Carrillo observes a CEO will say innovation is critical, but can’t explain how to innovate. He argues that in the Caribbean we punish failure, and regard entrepreneurs as weird and reckless.
Innovation requires the innovator to be different, relevant and generate value for customers like no one else can. Innovators must be experts in the observation of human behaviour, able to insert themselves into the cognitive, physical and emotional space of customers to narrow the gap between what customers do and say as customers lie when they respond to surveys.
Innovation is actually a human process, akin to anthropologists and psychologists learning to observe behaviour, and may require turning a physical object into the subject of emotion. Carrillo observes “It is not what customers say, not even what they do, but what they feel. One can be a great inventor, but if you don’t turn the invention into money, it is not innovation.”
Innovation should also not be mistaken for entrepreneurship. Anybody can start a business. The challenge is to turn it into a great business. Everybody makes mistakes but the innovator must make intelligent mistakes.
A great innovation process does not mean coming up with new ideas. This is actually the worst method as most new ideas are bad ideas as they are not devoted to solving problems, and when they get rejected the author doesn’t try again.
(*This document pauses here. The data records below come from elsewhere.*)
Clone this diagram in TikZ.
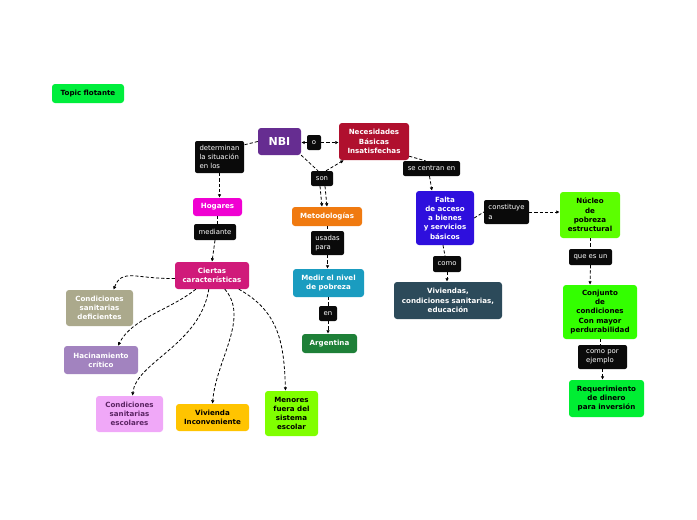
\documentclass[tikz,border=0pt]{standalone}
\usepackage{fontspec}
\setmainfont{DejaVu Sans}
\usetikzlibrary{arrows.meta,calc}
\begin{document}
\begin{tikzpicture}[x=1pt,y=-1pt,
  box/.style={rounded corners=3pt,inner sep=0pt,align=center,font=\fontsize{7.1}{9.2}\selectfont\bfseries,text=white},
  lbl/.style={rounded corners=2pt,inner sep=0pt,fill=lblc,text=white,font=\fontsize{6.9}{9.2}\selectfont},
  lbll/.style={lbl,align=left},
  con/.style={draw=black,line width=0.8pt,dash pattern=on 3.2pt off 2pt},
  arr/.style={con,-{Latex[length=3.5pt,width=3.5pt]}}
]
\definecolor{lblc}{HTML}{0A0A0A}
\definecolor{cTopic}{HTML}{00EE3C}
\definecolor{cNBI}{HTML}{662D91}
\definecolor{cNec}{HTML}{B0102E}
\definecolor{cHog}{HTML}{F000D2}
\definecolor{cMet}{HTML}{F07A10}
\definecolor{cFal}{HTML}{2E0FDD}
\definecolor{cNuc}{HTML}{5CFF00}
\definecolor{cCie}{HTML}{D01A7A}
\definecolor{cMed}{HTML}{1A9CC0}
\definecolor{cViv}{HTML}{2C4A5A}
\definecolor{cCsd}{HTML}{ABA98C}
\definecolor{cArg}{HTML}{1E8038}
\definecolor{cCon}{HTML}{33FF00}
\definecolor{cHac}{HTML}{A283BF}
\definecolor{cReq}{HTML}{00EE33}
\definecolor{cCse}{HTML}{F0A8F8}
\definecolor{cCseT}{HTML}{5B2463}
\definecolor{cVvi}{HTML}{FFC400}
\definecolor{cMen}{HTML}{80FF00}

\useasboundingbox[fill=white] (0,0) rectangle (697,520);

% main boxes
\node[box,fill=cTopic,text=black,minimum width=72,minimum height=19] (topic) at (88,93.5) {Topic flotante};
\node[box,fill=cNBI,minimum width=43,minimum height=27,font=\fontsize{11}{13}\selectfont\bfseries] (nbi) at (279.5,141.5) {NBI};
\node[box,fill=cNec,minimum width=70,minimum height=37] (nec) at (374,141.5) {Necesidades\\Básicas\\Insatisfechas};
\node[box,fill=cHog,minimum width=49,minimum height=18] (hog) at (217.5,207) {Hogares};
\node[box,fill=cMet,minimum width=70,minimum height=19] (met) at (327,216.5) {Metodologías};
\node[box,fill=cFal,minimum width=58,minimum height=54] (fal) at (445,218) {Falta\\de acceso\\a bienes\\y servicios\\básicos};
\node[box,fill=cNuc,text=black,minimum width=60,minimum height=46] (nuc) at (590,215) {Núcleo\\de\\pobreza\\estructural};
\node[box,fill=cCie,minimum width=74,minimum height=27] (cie) at (212,275.5) {Ciertas\\características};
\node[box,fill=cMed,minimum width=71,minimum height=28] (med) at (328.5,283) {Medir el nivel\\de pobreza};
\node[box,fill=cViv,minimum width=108,minimum height=37] (viv) at (448,300.5) {Viviendas,\\condiciones sanitarias,\\educación};
\node[box,fill=cCsd,minimum width=67,minimum height=36] (csd) at (99.5,308) {Condiciones\\sanitarias\\deficientes};
\node[box,fill=cArg,minimum width=55,minimum height=19] (arg) at (329.5,343.5) {Argentina};
\node[box,fill=cCon,text=black,minimum width=74,minimum height=54] (con) at (600,312) {Conjunto\\de\\condiciones\\Con mayor\\perdurabilidad};
\node[box,fill=cHac,minimum width=74,minimum height=28] (hac) at (101,360) {Hacinamiento\\crítico};
\node[box,fill=cReq,text=black,minimum width=75,minimum height=37] (req) at (606.5,398.5) {Requerimiento\\de dinero\\para inversión};
\node[box,fill=cCse,text=cCseT,minimum width=67,minimum height=36] (cse) at (129.5,414) {Condiciones\\sanitarias\\escolares};
\node[box,fill=cVvi,text=black,minimum width=73,minimum height=27] (vvi) at (212.5,417.5) {Vivienda\\Inconveniente};
\node[box,fill=cMen,text=black,minimum width=53,minimum height=45] (men) at (291.5,413.5) {Menores\\fuera del\\sistema\\escolar};

% linking labels
\node[lbl,minimum width=14,minimum height=15] (o) at (314,142.5) {o};
\node[lbll,minimum width=49,minimum height=32] (det) at (219.5,157) {determinan\\la situación\\en los};
\node[lbl,minimum width=22,minimum height=15] (son) at (322,178.5) {son};
\node[lbl,minimum width=57,minimum height=15] (cen) at (431.5,168.5) {se centran en};
\node[lbl,minimum width=42,minimum height=16] (mdt) at (215,232) {mediante};
\node[lbll,minimum width=33,minimum height=24] (usa) at (327.5,243) {usadas\\para};
\node[lbll,minimum width=45,minimum height=24] (cst) at (506.5,212) {constituye\\a};
\node[lbl,minimum width=28,minimum height=16] (como) at (447,264) {como};
\node[lbl,minimum width=43,minimum height=16] (que) at (590.5,257) {que es un};
\node[lbl,minimum width=18,minimum height=15] (en) at (328,313.5) {en};
\node[lbll,minimum width=49,minimum height=24] (cpe) at (602.5,357) {como por\\ejemplo};

% connectors
\draw[arr] (o.west) -- (nbi.east |- o.west);
\draw[arr] (o.east) -- (nec.west |- o.east);
\draw[con] (nbi.west) -- ($(det.north east)+(0,4)$);
\draw[arr] (det.south) -- (det.south |- hog.north);
\draw[con] (nbi.south east) -- ($(son.north)+(-4,0)$);
\draw[arr] ($(son.north)+(4,0)$) -- ($(nec.south west)+(5,0)$);
\draw[arr] ($(son.south)+(-2,0)$) -- ($(met.north)+(-5,0)$);
\draw[arr] ($(son.south)+(3,0)$) -- ($(met.north)+(0,0)$);
\draw[con] ($(nec.south east)+(0,-4)$) -- ($(cen.north)+(-6,0)$);
\draw[arr] ($(cen.south)+(-2,0)$) -- ($(fal.north)+(-13,0)$);
\draw[con] (hog.south) -- (hog.south |- mdt.north);
\draw[arr] (mdt.south) -- (cie.north);
\draw[con] (met.south) -- (met.south |- usa.north);
\draw[arr] (usa.south) -- (usa.south |- med.north);
\draw[con] (med.south) -- (med.south |- en.north);
\draw[arr] (en.south) -- (en.south |- arg.north);
\draw[con] ($(fal.south)+(-2,0)$) -- ($(como.north)+(-2,0)$);
\draw[arr] (como.south) -- (como.south |- viv.north);
\draw[con] ($(fal.east)+(0,0)$) -- (cst.west);
\draw[arr] (cst.east) -- (nuc.west |- cst.east);
\draw[con] (nuc.south) -- (nuc.south |- que.north);
\draw[arr] (que.south) -- ($(con.north)+(-10,0)$);
\draw[con] (con.south) -- (con.south |- cpe.north);
\draw[arr] (cpe.south) -- (cpe.south |- req.north);

\coordinate (c1) at ($(cie.south west)+(21,0)$);
\coordinate (c2) at ($(cie.south west)+(34,0)$);
\coordinate (c3) at ($(cie.south west)+(50,0)$);
\coordinate (c4) at ($(cie.south west)+(64,0)$);
\draw[arr] ($(cie.west)+(0,3)$) .. controls (135,279) and (122,268) .. ($(csd.north)+(14,0)$);
\draw[arr] (c1) .. controls (170,310) and (132,318) .. ($(hac.north)+(17,0)$);
\draw[arr] (c2) .. controls (200,345) and (136,362) .. ($(cse.north)+(3,0)$);
\draw[arr] (c3) .. controls (250,318) and (216,360) .. (vvi.north);
\draw[arr] (c4) .. controls (280,312) and (284,345) .. ($(men.north)+(-6,0)$);
\end{tikzpicture}
\end{document}
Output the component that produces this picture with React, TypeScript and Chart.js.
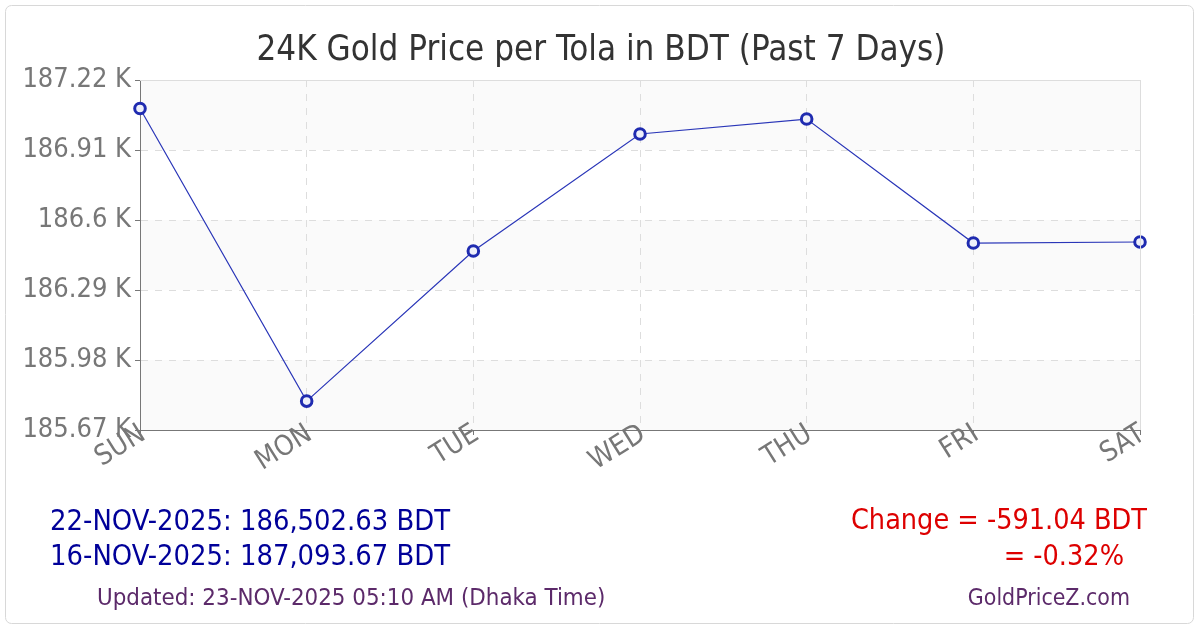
import React, { useEffect, useRef } from "react";
import { Chart, registerables } from "chart.js";

Chart.register(...registerables);

const days = ["SUN", "MON", "TUE", "WED", "THU", "FRI", "SAT"];
const prices = [187093.67, 185798, 186463, 186981, 187047, 186498, 186502.63];
const yTicks = [185670, 185980, 186290, 186600, 186910, 187220];

const titleText = "24K Gold Price per Tola in BDT (Past 7 Days)";
const latestLine = "22-NOV-2025: 186,502.63 BDT";
const firstLine = "16-NOV-2025: 187,093.67 BDT";
const changeLine = "Change = -591.04 BDT";
const pctLine = "= -0.32%";
const updatedLine = "Updated: 23-NOV-2025 05:10 AM (Dhaka Time)";
const siteLine = "GoldPriceZ.com";

const FONT = "'DejaVu Sans Condensed', 'DejaVu Sans', sans-serif";

const decorPlugin = {
  id: "decor",
  beforeDraw(chart: any) {
    const { ctx, chartArea } = chart;
    const y = chart.scales.y;
    ctx.save();
    ctx.fillStyle = "#ffffff";
    ctx.fillRect(0, 0, chart.width, chart.height);
    ctx.strokeStyle = "#d8d8d8";
    ctx.lineWidth = 1;
    ctx.beginPath();
    (ctx as any).roundRect(5.5, 5.5, 1188, 618, 6);
    ctx.stroke();
    ctx.fillStyle = "#fafafa";
    for (let i = 0; i < yTicks.length - 1; i++) {
      if ((yTicks.length - 2 - i) % 2 === 0) {
        const yTop = y.getPixelForValue(yTicks[i + 1]);
        const yBot = y.getPixelForValue(yTicks[i]);
        ctx.fillRect(chartArea.left, yTop, chartArea.right - chartArea.left, yBot - yTop);
      }
    }
    ctx.restore();
  },
  afterDraw(chart: any) {
    const { ctx, chartArea } = chart;
    const x = chart.scales.x;
    ctx.save();
    ctx.strokeStyle = "#dddddd";
    ctx.lineWidth = 1;
    ctx.beginPath();
    ctx.moveTo(chartArea.left, chartArea.top + 0.5);
    ctx.lineTo(chartArea.right + 0.5, chartArea.top + 0.5);
    ctx.lineTo(chartArea.right + 0.5, chartArea.bottom);
    ctx.stroke();

    // rotated x labels, overlapping the axis as in the original
    ctx.save();
    ctx.beginPath();
    ctx.rect(0, chartArea.bottom - 20, chartArea.right + 1, 80);
    ctx.clip();
    ctx.fillStyle = "#777777";
    ctx.font = `28px ${FONT}`;
    ctx.textAlign = "right";
    ctx.textBaseline = "middle";
    days.forEach((d, i) => {
      const px = x.getPixelForValue(i);
      ctx.save();
      ctx.translate(px + 3, chartArea.bottom + 2);
      ctx.rotate((-32 * Math.PI) / 180);
      ctx.fillText(d, 0, 0);
      ctx.restore();
    });
    ctx.restore();

    ctx.textBaseline = "alphabetic";
    ctx.fillStyle = "#333333";
    ctx.font = `34.7px ${FONT}`;
    ctx.textAlign = "center";
    ctx.fillText(titleText, 601, 60);

    ctx.font = `28.8px ${FONT}`;
    ctx.textAlign = "right";
    ctx.fillStyle = "#000099";
    ctx.fillText(latestLine, 450, 530);
    ctx.fillText(firstLine, 450, 565);

    ctx.font = `28.5px ${FONT}`;
    ctx.fillStyle = "#dd0000";
    ctx.fillText(changeLine, 1147, 529);
    ctx.fillText(pctLine, 1124, 565);

    ctx.fillStyle = "#5c2a6a";
    ctx.font = `23.85px ${FONT}`;
    ctx.textAlign = "left";
    ctx.fillText(updatedLine, 97, 605);
    ctx.font = `22.9px ${FONT}`;
    ctx.textAlign = "right";
    ctx.fillText(siteLine, 1130, 605);
    ctx.restore();
  },
};

export default function App() {
  const ref = useRef<HTMLCanvasElement>(null);
  useEffect(() => {
    document.body.style.margin = "0";
    const chart = new Chart(ref.current!, {
      type: "line",
      data: {
        labels: days,
        datasets: [
          {
            data: prices,
            borderColor: "#2a36b8",
            borderWidth: 1.2,
            pointRadius: 5.3,
            pointBorderWidth: 3,
            pointBorderColor: "#1f2bb0",
            pointBackgroundColor: "#eef0fa",
            tension: 0,
            fill: false,
          },
        ],
      },
      options: {
        animation: false,
        responsive: false,
        devicePixelRatio: 1,
        layout: { padding: { left: 0, right: 60, top: 80, bottom: 0 } },
        plugins: { legend: { display: false }, title: { display: false }, tooltip: { enabled: false } },
        scales: {
          x: {
            offset: false,
            grid: {
              color: "#dddddd",
              tickColor: "#777777",
              tickLength: 5,
              drawTicks: true,
            },
            border: { color: "#777777", dash: [7, 7], display: true },
            ticks: { display: false },
            afterFit(scale: any) {
              scale.height = 200;
            },
          },
          y: {
            min: yTicks[0],
            max: yTicks[yTicks.length - 1],
            grid: {
              color: "#dddddd",
              tickColor: "#777777",
              tickLength: 5,
            },
            border: { color: "#777777", dash: [7, 7] },
            ticks: {
              color: "#777777",
              font: { family: FONT, size: 27 },
              padding: 4,
              callback: (v: any) => `${Math.round(Number(v) / 10) / 100} K`,
            },
            afterBuildTicks(scale: any) {
              scale.ticks = yTicks.map((v) => ({ value: v }));
            },
            afterFit(scale: any) {
              scale.width = 140;
            },
          },
        },
      } as any,
      plugins: [decorPlugin],
    });
    return () => chart.destroy();
  }, []);
  return (
    <div style={{ position: "fixed", left: 0, top: 0, width: 1200, height: 630 }}>
      <canvas ref={ref} width={1200} height={630} style={{ width: 1200, height: 630 }} />
    </div>
  );
}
Instead, the innovation process should reward teams that come up with the best problems to solve for the company. By rewarding the best problems, and turning them into innovation challenges, the company creates the necessary innovation agenda.
Carrillo observes that an example of a misplaced agenda is a development banking client that said all projects that it wanted to fund must be successful, which is not possible, although a strong innovation process could raise the success rate.
He outlines six steps, or types of individuals, required to be a champion innovator. These include an idea generator, a gatekeeper (someone close to the companies operating environment who understands market constraints), idea sponsor (provides resources and political support), project leader (ideally separate from idea generator to avoid them ignoring the negative feedback of losing money due to their prestige being invested in coming up with the idea), a user champion (think Apple computers) and an exit champion (a devils advocate with arms length perspective).
He observed that a critical part of a country turnaround (the best recent example being Columbia) was gaining the ability to retain the best local talent. Indians now prefer the Indian Institute of Technology to Harvard, whilst Chile has succeeded in bringing back PHD’s from MIT, London School of Economics and McGill through an aggressive recruitment programme. Ideas should be connected to the vision of the company (you can’t go it alone), advice which is just as relevant to a country as a company.